KDRT: Kenali Tanda, Cegah, Dan Tangani Kekerasan Dalam Rumah Tangga
Guys, pernah nggak sih kalian denger istilah KDRT? Kekerasan Dalam Rumah Tangga. Kata-kata ini memang sering banget kita dengar, tapi sayangnya, fenomena KDRT ini masih jadi masalah serius yang terjadi di sekitar kita, bahkan mungkin di rumah sendiri. Artikel ini bakal ngupas tuntas soal KDRT, mulai dari apa sih sebenarnya KDRT itu, gimana cara ngenalin tandanya, kenapa bisa terjadi, sampai gimana cara kita mencegah dan menanganinya. Penting banget buat kita semua, terutama buat para cewek dan cowok yang udah berumah tangga atau yang lagi merencanakan pernikahan, buat paham soal ini. Karena, rumah tangga yang harmonis itu dambaan semua orang, dan KDRT ini adalah momok yang bisa ngerusak segalanya. Kita akan bedah tuntas mulai dari definisi yang paling dasar, sampai ke aspek-aspek yang lebih mendalam. Yuk, kita mulai perjalanan kita memahami KDRT ini agar kita bisa menciptakan lingkungan rumah tangga yang aman, nyaman, dan penuh cinta.
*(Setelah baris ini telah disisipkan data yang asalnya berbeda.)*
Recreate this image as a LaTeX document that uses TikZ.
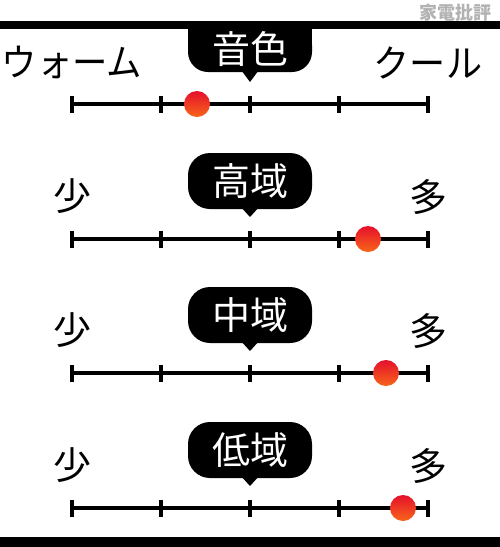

Memahami Definisi KDRT: Lebih dari Sekadar Fisik
Oke, jadi Kekerasan Dalam Rumah Tangga (KDRT) itu bukan cuma soal tampar-tamparan atau pukul-pukulan aja, guys. Definisi KDRT itu luas banget dan mencakup berbagai bentuk kekerasan yang terjadi antara anggota keluarga. Menurut Undang-Undang Penghapusan Kekerasan Dalam Rumah Tangga, KDRT itu adalah setiap perbuatan terhadap seseorang yang berakibat timbulnya kesengsaraan atau penderitaan secara fisik, seksual, psikologis, dan/atau penelantaran rumah tangga, termasuk ancaman untuk melakukan perbuatan, pemaksaan, atau perampasan kemerdekaan. Jadi, kalau pasanganmu sering ngejek kamu, ngontrol kamu banget sampai kamu nggak bisa gerak, atau ngancem-ngancem, itu udah masuk kategori KDRT lho! Nggak cuma itu, KDRT juga bisa terjadi antara suami-istri, orang tua-anak, anak-anak terhadap orang tua, atau bahkan anggota keluarga serumah lainnya. Penting banget untuk diingat, kekerasan ini nggak pandang bulu, bisa terjadi pada siapa saja, tanpa memandang status sosial, ekonomi, atau pendidikan. Seringkali, pelaku KDRT ini adalah orang yang paling dekat dengan korban, yang seharusnya memberikan rasa aman dan kasih sayang, malah jadi sumber ketakutan. Ini yang bikin KDRT jadi isu yang sangat kompleks dan menyakitkan. Kita perlu banget sadar, KDRT itu adalah pelanggaran hak asasi manusia dan nggak bisa dibiarkan begitu saja. Memahami definisi KDRT secara komprehensif ini adalah langkah awal yang krusial agar kita bisa lebih peka terhadap situasi di sekitar kita dan tidak ragu untuk bertindak jika memang diperlukan. Banyak orang yang masih terjebak dalam kekerasan karena nggak sadar kalau apa yang dialaminya itu adalah KDRT, atau merasa malu dan takut untuk melapor. Maka dari itu, edukasi tentang KDRT ini harus terus digalakkan. Kita harus tahu bahwa ada bantuan dan dukungan yang tersedia bagi para korban. Intinya, KDRT itu bukan masalah pribadi yang harus ditutupi, tapi masalah sosial yang perlu kita tangani bersama. Dengan pemahaman yang benar, kita bisa memberdayakan diri sendiri dan orang lain untuk keluar dari lingkaran kekerasan. Yuk, kita terus belajar dan berbagi informasi penting ini agar semakin banyak orang yang tersadarkan dan terlindungi.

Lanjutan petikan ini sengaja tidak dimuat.